4.1 Fixed Fields (Elements 1–3)
4.2 Security Elements
4.3 Load and QoS Elements
4.4 Capability Elements by Generation
4.5 Wi-Fi 7 Multi-Link Elements
5 · Guided Exercises
Complete these exercises using Beacon Explorer. Click the relevant IE tile and use the detail panel to answer.
Filter to show only Base 802.11 elements. Click the RSN tile (#17).
- What AKM Suite value indicates WPA3-Personal (SAE)?
- What two RSN Capabilities bits together indicate PMF is required (not just optional)?
- Which companion IE would you check to confirm SAE Hash-to-Element is supported?
- If there is no RSN IE in a beacon, what does that tell you about the network?
Search for load. Click through BSS Load, HE BSS Load, and Extended BSS Load.
- What field in BSS Load tells you how many clients are connected?
- What Channel Utilization value indicates approximately 50% busy?
- What does HE BSS Load (EID ext 47) add that BSS Load does not?
- If Available Admission Capacity is 0, what does that mean for WMM-AC voice calls?
Toggle off all generations except 802.11ax (HE). Count the visible tiles.
- How many 802.11ax-specific IEs are visible?
- Click HE Operation (#78). What field provides the BSS Color value, and how many bits does it use?
- Click TWT (#79). What is the difference between Individual TWT and Broadcast TWT?
- Click Spatial Reuse (#82). What is OBSS PD, and why does it improve throughput in dense deployments?
Use the checklist below to determine an unknown AP's highest supported generation.
| IE Present in Beacon | Indicates | Observed? |
|---|---|---|
| HT Capabilities (EID 45) | 802.11n or later (Wi-Fi 4+) | |
| VHT Capabilities (EID 191) | 802.11ac or later (Wi-Fi 5+) | |
| HE Capabilities (EID ext 35) | 802.11ax or later (Wi-Fi 6+) | |
| HE Operation w/ 6 GHz Info | 802.11ax on 6 GHz (Wi-Fi 6E+) | |
| EHT Capabilities (EID ext 108) | 802.11be (Wi-Fi 7) | |
| Multi-Link Element (EID ext 107) | 802.11be MLO capable (Wi-Fi 7) |
6 · Common Analysis Scenarios
- Check #15 ERP Info — Use Protection=1 = legacy 802.11b device triggering CTS-to-self on every OFDM frame
- Check #35 20/40 Coexistence — Intolerant bit = AP forced to 20 MHz only
- Check #34 HT Operation — HT Protection mode 3 (non-HT mixed) = highest-overhead mode
- Check #17 RSN — AKM Suite 00:0F:AC:8 = SAE (WPA3-Personal)

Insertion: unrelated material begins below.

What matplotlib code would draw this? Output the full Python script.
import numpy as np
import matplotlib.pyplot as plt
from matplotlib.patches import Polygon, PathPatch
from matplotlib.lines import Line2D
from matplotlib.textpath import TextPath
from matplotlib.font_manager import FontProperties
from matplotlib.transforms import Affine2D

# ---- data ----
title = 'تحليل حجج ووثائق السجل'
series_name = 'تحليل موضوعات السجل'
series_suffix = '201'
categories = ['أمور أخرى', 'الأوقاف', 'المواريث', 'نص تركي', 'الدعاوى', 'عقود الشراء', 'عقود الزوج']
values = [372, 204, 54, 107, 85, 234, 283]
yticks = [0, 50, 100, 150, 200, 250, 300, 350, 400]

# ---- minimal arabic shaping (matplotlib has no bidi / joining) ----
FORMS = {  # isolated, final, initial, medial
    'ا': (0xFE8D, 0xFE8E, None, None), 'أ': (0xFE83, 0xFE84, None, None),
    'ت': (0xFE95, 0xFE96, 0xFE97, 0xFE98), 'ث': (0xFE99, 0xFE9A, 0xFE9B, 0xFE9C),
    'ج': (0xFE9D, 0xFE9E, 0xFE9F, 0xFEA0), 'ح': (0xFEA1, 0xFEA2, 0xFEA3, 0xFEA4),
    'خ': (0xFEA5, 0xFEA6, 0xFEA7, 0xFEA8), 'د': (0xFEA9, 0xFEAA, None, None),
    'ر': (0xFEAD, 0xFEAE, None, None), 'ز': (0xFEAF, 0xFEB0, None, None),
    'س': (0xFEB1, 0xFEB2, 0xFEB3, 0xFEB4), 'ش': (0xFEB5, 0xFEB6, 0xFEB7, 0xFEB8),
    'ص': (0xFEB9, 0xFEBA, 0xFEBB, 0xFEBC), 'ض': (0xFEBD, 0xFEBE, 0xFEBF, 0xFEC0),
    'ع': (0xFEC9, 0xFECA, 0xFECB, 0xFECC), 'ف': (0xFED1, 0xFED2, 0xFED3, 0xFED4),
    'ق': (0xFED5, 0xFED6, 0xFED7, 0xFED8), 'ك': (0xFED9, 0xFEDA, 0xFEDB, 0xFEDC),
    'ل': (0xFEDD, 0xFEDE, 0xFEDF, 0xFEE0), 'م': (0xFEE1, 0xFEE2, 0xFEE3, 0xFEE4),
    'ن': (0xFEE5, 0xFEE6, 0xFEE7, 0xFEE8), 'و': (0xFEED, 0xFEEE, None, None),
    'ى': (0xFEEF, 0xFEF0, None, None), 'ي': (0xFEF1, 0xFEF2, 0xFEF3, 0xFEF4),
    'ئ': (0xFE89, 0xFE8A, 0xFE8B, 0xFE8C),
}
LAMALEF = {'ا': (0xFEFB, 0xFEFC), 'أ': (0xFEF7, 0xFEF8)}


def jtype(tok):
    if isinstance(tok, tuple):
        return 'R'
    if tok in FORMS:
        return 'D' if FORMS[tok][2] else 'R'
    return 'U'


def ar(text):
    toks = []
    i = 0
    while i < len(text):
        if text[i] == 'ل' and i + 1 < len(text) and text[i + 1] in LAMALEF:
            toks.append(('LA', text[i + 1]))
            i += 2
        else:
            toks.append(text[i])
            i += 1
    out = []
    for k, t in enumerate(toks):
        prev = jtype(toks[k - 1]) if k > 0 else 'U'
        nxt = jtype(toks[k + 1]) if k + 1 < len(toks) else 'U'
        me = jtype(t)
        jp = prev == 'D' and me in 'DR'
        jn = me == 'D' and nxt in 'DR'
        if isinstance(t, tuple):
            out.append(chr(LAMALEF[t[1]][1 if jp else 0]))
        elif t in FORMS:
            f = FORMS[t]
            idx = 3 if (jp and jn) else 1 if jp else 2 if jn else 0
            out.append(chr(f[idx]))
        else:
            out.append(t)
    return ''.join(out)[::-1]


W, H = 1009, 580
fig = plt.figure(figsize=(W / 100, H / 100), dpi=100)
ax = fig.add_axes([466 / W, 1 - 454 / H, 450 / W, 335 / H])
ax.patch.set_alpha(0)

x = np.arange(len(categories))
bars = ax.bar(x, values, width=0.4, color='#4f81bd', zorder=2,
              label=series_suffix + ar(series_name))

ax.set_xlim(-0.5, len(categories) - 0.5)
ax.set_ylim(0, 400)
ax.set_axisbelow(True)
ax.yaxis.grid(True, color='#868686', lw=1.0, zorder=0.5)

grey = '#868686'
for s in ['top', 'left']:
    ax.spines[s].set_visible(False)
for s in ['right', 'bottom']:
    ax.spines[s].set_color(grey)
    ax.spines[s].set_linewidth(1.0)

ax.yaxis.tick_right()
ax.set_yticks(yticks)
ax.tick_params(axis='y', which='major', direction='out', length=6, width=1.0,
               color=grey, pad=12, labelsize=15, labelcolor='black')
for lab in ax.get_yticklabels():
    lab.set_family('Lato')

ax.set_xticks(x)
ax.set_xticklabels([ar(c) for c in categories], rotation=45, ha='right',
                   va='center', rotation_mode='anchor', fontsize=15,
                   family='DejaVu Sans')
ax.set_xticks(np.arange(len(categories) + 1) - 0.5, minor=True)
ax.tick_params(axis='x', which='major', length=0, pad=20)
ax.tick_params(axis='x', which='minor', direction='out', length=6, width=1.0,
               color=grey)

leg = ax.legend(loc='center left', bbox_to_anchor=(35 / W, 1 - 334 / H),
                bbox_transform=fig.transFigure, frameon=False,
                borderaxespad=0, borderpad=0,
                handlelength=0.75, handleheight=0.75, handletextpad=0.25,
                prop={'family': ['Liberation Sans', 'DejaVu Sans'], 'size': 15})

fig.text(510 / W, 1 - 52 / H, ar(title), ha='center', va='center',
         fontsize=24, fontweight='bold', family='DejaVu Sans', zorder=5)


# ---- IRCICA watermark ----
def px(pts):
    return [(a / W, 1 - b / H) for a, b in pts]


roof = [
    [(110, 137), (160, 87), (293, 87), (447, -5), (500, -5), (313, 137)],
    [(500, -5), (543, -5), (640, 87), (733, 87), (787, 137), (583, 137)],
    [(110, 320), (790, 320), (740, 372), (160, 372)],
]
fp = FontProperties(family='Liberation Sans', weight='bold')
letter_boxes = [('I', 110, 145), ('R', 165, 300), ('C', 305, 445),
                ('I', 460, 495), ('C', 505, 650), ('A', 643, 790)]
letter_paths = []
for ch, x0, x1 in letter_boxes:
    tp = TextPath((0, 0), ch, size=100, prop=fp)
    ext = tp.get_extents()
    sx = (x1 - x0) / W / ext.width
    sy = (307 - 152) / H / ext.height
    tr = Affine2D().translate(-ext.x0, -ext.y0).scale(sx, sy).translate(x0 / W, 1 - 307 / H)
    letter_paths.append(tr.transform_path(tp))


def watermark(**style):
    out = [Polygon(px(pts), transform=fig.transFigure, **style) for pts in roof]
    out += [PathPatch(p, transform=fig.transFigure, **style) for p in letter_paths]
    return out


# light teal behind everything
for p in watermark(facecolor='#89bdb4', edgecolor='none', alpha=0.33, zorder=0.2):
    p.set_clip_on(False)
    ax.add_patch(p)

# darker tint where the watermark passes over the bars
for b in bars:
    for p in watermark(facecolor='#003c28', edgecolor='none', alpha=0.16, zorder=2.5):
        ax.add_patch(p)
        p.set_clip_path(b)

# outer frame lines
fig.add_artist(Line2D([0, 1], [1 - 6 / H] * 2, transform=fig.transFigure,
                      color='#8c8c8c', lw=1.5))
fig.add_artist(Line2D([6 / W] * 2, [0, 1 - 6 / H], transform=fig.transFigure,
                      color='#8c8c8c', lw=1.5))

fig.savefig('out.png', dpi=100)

- Check RSN Capabilities — MFPC=1 AND MFPR=1 = PMF required (WPA3)
- Check #75 RSNXE — Transition Disable bit = no WPA2 downgrade allowed
- Check #96 MME — present = PMF active, protecting management frames
- Check #29 Mobility Domain Element — MDID present = 802.11r FT supported
- Check #28 RM Enabled Capabilities — Neighbor Report bit = 802.11k supported
- Check #37 Extended Capabilities — byte 2 bit 3 = BSS Transition (802.11v)

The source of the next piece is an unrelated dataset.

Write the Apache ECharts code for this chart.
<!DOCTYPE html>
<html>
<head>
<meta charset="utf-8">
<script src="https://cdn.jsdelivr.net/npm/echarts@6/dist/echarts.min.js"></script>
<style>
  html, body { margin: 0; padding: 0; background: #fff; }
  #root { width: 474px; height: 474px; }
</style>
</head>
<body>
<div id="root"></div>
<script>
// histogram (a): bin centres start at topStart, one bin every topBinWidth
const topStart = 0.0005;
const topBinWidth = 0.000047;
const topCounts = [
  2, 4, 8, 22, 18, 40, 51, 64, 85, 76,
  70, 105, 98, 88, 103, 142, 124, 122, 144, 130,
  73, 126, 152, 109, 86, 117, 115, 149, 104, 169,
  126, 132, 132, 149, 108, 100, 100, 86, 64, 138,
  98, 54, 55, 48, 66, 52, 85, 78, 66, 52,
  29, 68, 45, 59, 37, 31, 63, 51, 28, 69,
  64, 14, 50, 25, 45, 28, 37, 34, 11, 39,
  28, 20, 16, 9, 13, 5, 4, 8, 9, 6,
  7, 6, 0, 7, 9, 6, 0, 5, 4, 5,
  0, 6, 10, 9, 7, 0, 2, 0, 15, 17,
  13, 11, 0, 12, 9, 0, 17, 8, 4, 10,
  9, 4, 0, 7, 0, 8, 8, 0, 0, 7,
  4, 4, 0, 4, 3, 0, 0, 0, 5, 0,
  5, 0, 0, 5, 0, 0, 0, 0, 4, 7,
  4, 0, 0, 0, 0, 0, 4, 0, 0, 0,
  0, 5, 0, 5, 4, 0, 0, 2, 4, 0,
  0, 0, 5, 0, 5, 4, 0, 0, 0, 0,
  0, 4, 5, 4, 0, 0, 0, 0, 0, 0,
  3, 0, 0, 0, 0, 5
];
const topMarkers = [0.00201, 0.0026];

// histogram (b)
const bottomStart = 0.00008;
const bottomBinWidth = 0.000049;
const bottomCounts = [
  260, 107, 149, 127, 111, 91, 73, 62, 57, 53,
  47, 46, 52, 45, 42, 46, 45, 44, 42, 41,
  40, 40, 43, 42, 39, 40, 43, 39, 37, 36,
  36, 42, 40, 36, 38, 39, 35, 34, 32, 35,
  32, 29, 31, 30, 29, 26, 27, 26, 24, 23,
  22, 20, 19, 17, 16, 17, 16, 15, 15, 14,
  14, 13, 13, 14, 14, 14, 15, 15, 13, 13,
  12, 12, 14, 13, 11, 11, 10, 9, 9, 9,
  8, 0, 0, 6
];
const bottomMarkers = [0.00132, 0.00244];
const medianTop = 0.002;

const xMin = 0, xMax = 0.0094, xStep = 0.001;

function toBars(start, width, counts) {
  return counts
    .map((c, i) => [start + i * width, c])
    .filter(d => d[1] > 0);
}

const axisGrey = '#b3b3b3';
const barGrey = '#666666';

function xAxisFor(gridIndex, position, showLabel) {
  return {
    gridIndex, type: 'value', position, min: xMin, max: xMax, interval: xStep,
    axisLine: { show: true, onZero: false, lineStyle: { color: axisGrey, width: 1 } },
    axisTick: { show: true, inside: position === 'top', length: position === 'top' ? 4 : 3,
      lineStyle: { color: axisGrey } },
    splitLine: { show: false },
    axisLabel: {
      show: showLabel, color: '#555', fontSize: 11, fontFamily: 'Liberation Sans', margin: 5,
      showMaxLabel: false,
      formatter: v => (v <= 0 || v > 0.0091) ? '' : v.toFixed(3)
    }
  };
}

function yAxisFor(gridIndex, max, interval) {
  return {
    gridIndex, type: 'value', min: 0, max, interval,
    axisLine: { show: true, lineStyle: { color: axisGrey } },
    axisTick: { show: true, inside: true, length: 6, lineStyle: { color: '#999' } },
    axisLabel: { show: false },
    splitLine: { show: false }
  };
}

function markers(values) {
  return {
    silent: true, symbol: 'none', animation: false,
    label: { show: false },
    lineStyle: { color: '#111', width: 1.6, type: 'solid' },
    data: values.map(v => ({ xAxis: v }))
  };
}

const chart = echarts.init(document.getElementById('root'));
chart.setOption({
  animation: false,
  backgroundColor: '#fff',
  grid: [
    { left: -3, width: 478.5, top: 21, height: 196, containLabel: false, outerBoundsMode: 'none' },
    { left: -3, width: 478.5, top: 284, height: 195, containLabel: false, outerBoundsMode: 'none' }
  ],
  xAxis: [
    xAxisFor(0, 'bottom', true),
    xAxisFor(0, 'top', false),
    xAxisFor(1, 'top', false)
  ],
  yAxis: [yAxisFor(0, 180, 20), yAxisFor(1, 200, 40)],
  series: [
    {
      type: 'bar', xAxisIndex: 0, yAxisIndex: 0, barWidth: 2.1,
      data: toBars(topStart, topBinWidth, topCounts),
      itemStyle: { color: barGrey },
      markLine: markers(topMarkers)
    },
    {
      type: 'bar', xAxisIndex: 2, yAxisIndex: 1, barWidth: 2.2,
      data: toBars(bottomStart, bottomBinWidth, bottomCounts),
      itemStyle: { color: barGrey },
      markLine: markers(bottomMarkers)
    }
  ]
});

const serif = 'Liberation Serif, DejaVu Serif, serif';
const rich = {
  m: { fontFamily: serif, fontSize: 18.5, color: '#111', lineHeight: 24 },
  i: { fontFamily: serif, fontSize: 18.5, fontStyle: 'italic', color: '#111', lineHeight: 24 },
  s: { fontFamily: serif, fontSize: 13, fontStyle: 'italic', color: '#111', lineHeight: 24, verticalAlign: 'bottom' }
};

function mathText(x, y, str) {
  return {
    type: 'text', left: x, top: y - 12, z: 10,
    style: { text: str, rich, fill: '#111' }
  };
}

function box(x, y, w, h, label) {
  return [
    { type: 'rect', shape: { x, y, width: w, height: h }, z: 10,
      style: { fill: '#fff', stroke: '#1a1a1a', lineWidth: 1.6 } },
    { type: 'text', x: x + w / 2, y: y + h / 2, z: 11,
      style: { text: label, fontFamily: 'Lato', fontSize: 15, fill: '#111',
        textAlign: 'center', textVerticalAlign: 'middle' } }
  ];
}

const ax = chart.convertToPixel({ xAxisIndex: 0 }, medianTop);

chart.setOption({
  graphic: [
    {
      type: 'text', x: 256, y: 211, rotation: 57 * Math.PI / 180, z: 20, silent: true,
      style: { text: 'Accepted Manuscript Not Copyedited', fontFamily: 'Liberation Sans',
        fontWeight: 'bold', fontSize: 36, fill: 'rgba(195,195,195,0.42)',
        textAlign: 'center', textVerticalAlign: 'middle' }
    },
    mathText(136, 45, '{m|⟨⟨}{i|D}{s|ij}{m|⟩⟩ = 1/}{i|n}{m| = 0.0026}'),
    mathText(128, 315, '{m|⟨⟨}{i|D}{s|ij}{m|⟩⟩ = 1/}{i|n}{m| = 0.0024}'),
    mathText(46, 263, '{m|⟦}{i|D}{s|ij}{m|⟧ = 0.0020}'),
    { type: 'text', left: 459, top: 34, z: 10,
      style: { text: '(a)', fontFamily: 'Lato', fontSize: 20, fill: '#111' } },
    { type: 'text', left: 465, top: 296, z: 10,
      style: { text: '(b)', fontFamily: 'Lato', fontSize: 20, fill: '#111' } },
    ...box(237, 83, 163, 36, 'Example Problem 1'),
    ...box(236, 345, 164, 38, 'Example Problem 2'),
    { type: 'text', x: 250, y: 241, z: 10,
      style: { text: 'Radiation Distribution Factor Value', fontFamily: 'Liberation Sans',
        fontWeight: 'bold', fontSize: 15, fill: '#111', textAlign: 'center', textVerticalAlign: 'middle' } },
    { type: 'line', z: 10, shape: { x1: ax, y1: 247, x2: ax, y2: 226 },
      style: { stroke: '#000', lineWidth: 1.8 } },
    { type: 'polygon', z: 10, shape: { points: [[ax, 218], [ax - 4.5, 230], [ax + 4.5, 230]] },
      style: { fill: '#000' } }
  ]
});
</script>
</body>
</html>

- Check #63 RNR — advertises neighboring APs; required for 6 GHz discovery from 5 GHz beacons
7 · Quick Reference — Element ID Lookup
Frequently referenced Element IDs in the 802.11-2024 specification.

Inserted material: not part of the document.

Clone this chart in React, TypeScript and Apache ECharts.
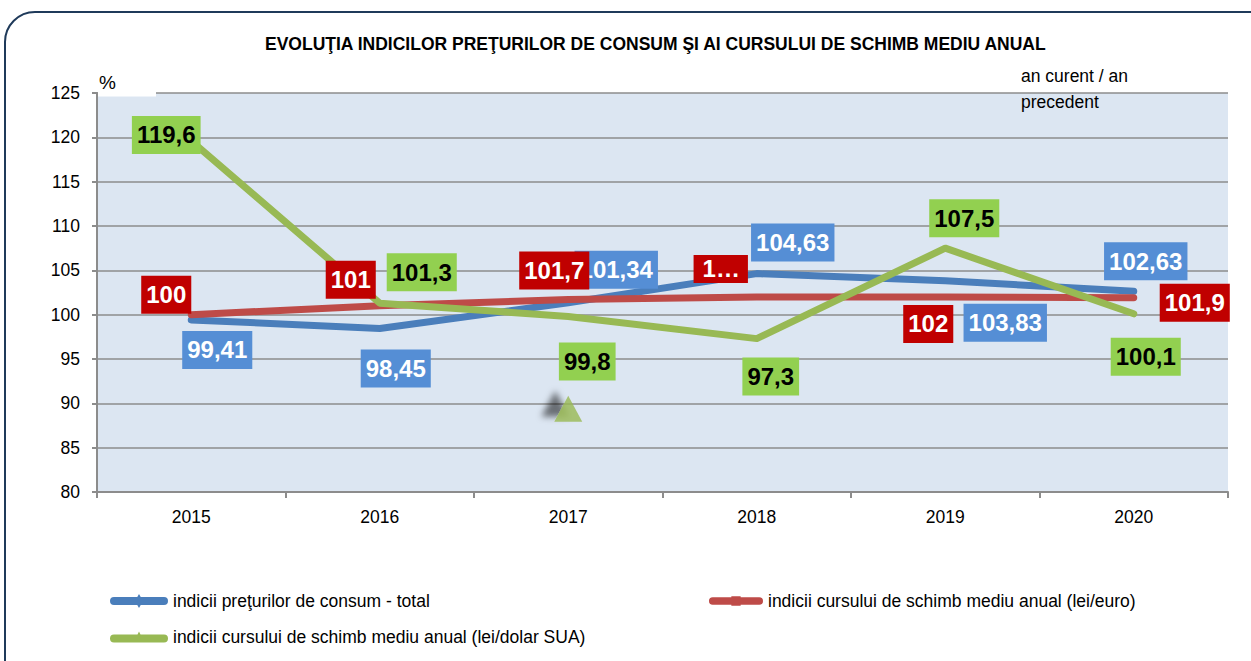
import React, { useEffect, useRef } from "react";
import * as echarts from "echarts";

const years = ["2015", "2016", "2017", "2018", "2019", "2020"];
const cpiName = "indicii preţurilor de consum - total";
const eurName = "indicii cursului de schimb mediu anual (lei/euro)";
const usdName = "indicii cursului de schimb mediu anual (lei/dolar SUA)";
const cpiValues = [99.41, 98.45, 101.34, 104.63, 103.83, 102.63];
const eurValues = [100, 101, 101.7, 102, 102, 101.9];
const usdValues = [119.6, 101.3, 99.8, 97.3, 107.5, 100.1];
const strayMarker = [[2, 89.4]];
const yTicks = { min: 80, max: 125, interval: 5 };
const eurLabelOverride: Record<number, string> = { 3: "1…" };

// label placement (pixels relative to the point)
const cpiOffsets = [[26, 30], [16, 40], [48, -33], [36, -31], [60, 42], [12, -30]];
const eurOffsets = [[-25, -20], [-29, -26], [-14, -29], [-36, -28], [-17, 27], [61, 5]];
const usdOffsets = [[-25, -6], [42, -31], [19, 45], [14, 38], [19, -30], [12, 43]];

const SANS = '"Liberation Sans", Arial, sans-serif';

const fmt = (v: number) => String(v).replace(".", ",");

function buildLabels(values: number[], offsets: number[][], bg: string, fg: string, override: Record<number, string> = {}) {
  return values.map((v, i) => ({
    value: v,
    label: {
      show: true,
      position: "inside",
      offset: offsets[i],
      backgroundColor: bg,
      color: fg,
      fontFamily: SANS,
      fontWeight: "bold",
      fontSize: 24,
      lineHeight: 26,
      padding: override[i] !== undefined ? [1, 8, 1, 9] : [6, 5, 6, 5],
      formatter: override[i] !== undefined ? override[i] : fmt(v),
    },
  }));
}

function legendIcon(kind: string) {
  const bar = "M4 3 H54 A4 4 0 0 1 54 11 H4 A4 4 0 0 1 4 3 Z";
  if (kind === "diamond") return "path://" + bar + " M29 0 L33 7 L29 14 L25 7 Z";
  if (kind === "square") return "path://" + bar + " M24 2 H34 V12 H24 Z";
  return "path://" + bar + " M29 0 L34 10 L24 10 Z";
}

function lineSeries(name: string, values: number[], color: string, z: number) {
  return {
    name,
    type: "line",
    data: values,
    symbol: "none",
    itemStyle: { color },
    lineStyle: { color, width: 7, cap: "round", join: "round" },
    z,
  };
}

function labelSeries(name: string, data: any[], z: number) {
  return {
    name,
    type: "line",
    data,
    symbol: "circle",
    symbolSize: 1,
    showSymbol: true,
    itemStyle: { color: "rgba(0,0,0,0)", borderWidth: 0 },
    lineStyle: { color: "rgba(0,0,0,0)", width: 0 },
    emphasis: { disabled: true },
    z,
  };
}

export default function App() {
  const ref = useRef<HTMLDivElement>(null);
  useEffect(() => {
    if (!ref.current) return;
    const chart = echarts.init(ref.current, undefined, { renderer: "svg" });
    const legendText = { fontSize: 17.5, color: "#000", fontFamily: SANS };
    chart.setOption({
      animation: false,
      backgroundColor: "#fff",
      title: {
        text: "EVOLUŢIA INDICILOR PREŢURILOR DE CONSUM ŞI AI CURSULUI DE SCHIMB MEDIU ANUAL",
        left: 260,
        top: 30,
        textStyle: { fontFamily: SANS, fontWeight: "bold", fontSize: 17.5, color: "#000" },
      },
      grid: { left: 97, right: 23, top: 93, bottom: 169, show: true, backgroundColor: "#DCE6F2", borderWidth: 0 },
      legend: [
        { data: [{ name: cpiName, icon: legendIcon("diamond") }], left: 110, top: 592, padding: 0, itemWidth: 58, itemHeight: 14, textStyle: legendText },
        { data: [{ name: eurName, icon: legendIcon("square") }], left: 709, top: 592, padding: 0, itemWidth: 54, itemHeight: 14, textStyle: legendText },
        { data: [{ name: usdName, icon: legendIcon("triangle") }], left: 110, top: 628, padding: 0, itemWidth: 58, itemHeight: 14, textStyle: legendText },
      ],
      xAxis: {
        type: "category",
        data: years,
        boundaryGap: true,
        axisLine: { show: true, lineStyle: { color: "#8c8c8c", width: 2 } },
        axisTick: { show: true, length: 6, lineStyle: { color: "#8c8c8c", width: 2 } },
        axisLabel: { fontSize: 17.5, color: "#000", fontFamily: SANS, margin: 16 },
        splitLine: { show: false },
      },
      yAxis: {
        type: "value",
        min: yTicks.min,
        max: yTicks.max,
        interval: yTicks.interval,
        axisLine: { show: true, lineStyle: { color: "#8c8c8c", width: 2 } },
        axisTick: { show: true, length: 5, lineStyle: { color: "#8c8c8c", width: 2 } },
        axisLabel: { fontSize: 17.5, color: "#000", fontFamily: SANS, margin: 17 },
        splitLine: { show: true, lineStyle: { color: "#8c8c8c", width: 1.5 } },
      },
      series: [
        lineSeries(cpiName, cpiValues, "#4A7EBB", 2),
        lineSeries(eurName, eurValues, "#BE4B48", 3),
        lineSeries(usdName, usdValues, "#98B954", 4),
        labelSeries("cpi-labels", buildLabels(cpiValues, cpiOffsets, "#558ED5", "#fff"), 10),
        labelSeries("eur-labels", buildLabels(eurValues, eurOffsets, "#C00000", "#fff", eurLabelOverride), 11),
        labelSeries("usd-labels", buildLabels(usdValues, usdOffsets, "#92D050", "#000"), 12),
        {
          name: "marker",
          type: "scatter",
          data: strayMarker,
          symbol: "triangle",
          symbolSize: [28, 26],
          itemStyle: {
            color: "#98B954",
            shadowColor: "rgba(0,0,0,0.65)",
            shadowBlur: 6,
            shadowOffsetX: -13,
            shadowOffsetY: -5,
          },
          z: 1,
        },
      ],
      graphic: [
        {
          type: "rect",
          z: 100,
          shape: { x: 5, y: 12, width: 1320, height: 720, r: 30 },
          style: { fill: "none", stroke: "#1F3A5A", lineWidth: 2 },
        },
        {
          type: "rect",
          z: 90,
          shape: { x: 98, y: 89, width: 58, height: 7.5 },
          style: { fill: "#fff" },
        },
        {
          type: "text",
          z: 100,
          left: 99,
          top: 73,
          style: { text: "%", fontSize: 19, fill: "#000", fontFamily: SANS },
        },
        {
          type: "text",
          z: 100,
          left: 1021,
          top: 63,
          style: { text: "an curent / an\nprecedent", fontSize: 17.5, lineHeight: 26, fill: "#000", fontFamily: SANS },
        },
      ],
    });
    return () => chart.dispose();
  }, []);
  return <div ref={ref} style={{ position: "fixed", left: 0, top: 0, width: 1251, height: 661 }} />;
}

| EID | Name | EID | Name |
|---|---|---|---|
| 0 | SSID | 1 | Supported Rates |
| 3 | DSSS Parameters | 5 | TIM |
| 7 | Country | 11 | BSS Load |
| 12 | EDCA Parameters | 32 | Power Constraint |
| 35 | TPC Report | 37 | Channel Switch (CSA) |
| 42 | ERP Info | 45 | HT Capabilities |
| 48 | RSN | 50 | Extended Rates |
| 54 | Mobility Domain | 59 | Supported Op Class |
| 61 | HT Operation | 70 | RM Enabled Cap |
| 71 | Multiple BSSID | 76 | MME |
| 127 | Extended Capabilities | 191 | VHT Capabilities |
| 192 | VHT Operation | 201 | RNR |
| 221 | Vendor Specific | Ext 5 | RSNXE |
| Ext 35 | HE Capabilities | Ext 36 | HE Operation |
| Ext 38 | MU EDCA | Ext 39 | Spatial Reuse |
| Ext 42 | BSS Color Change | Ext 47 | HE BSS Load |
| Ext 106 | EHT Operation | Ext 107 | Multi-Link Element |
| Ext 108 | EHT Capabilities | Ext 109 | T2LM |
All EID ext values verified against IEEE 802.11-2024 Table 9-130 and 802.11be-2024 amendment. Session 15.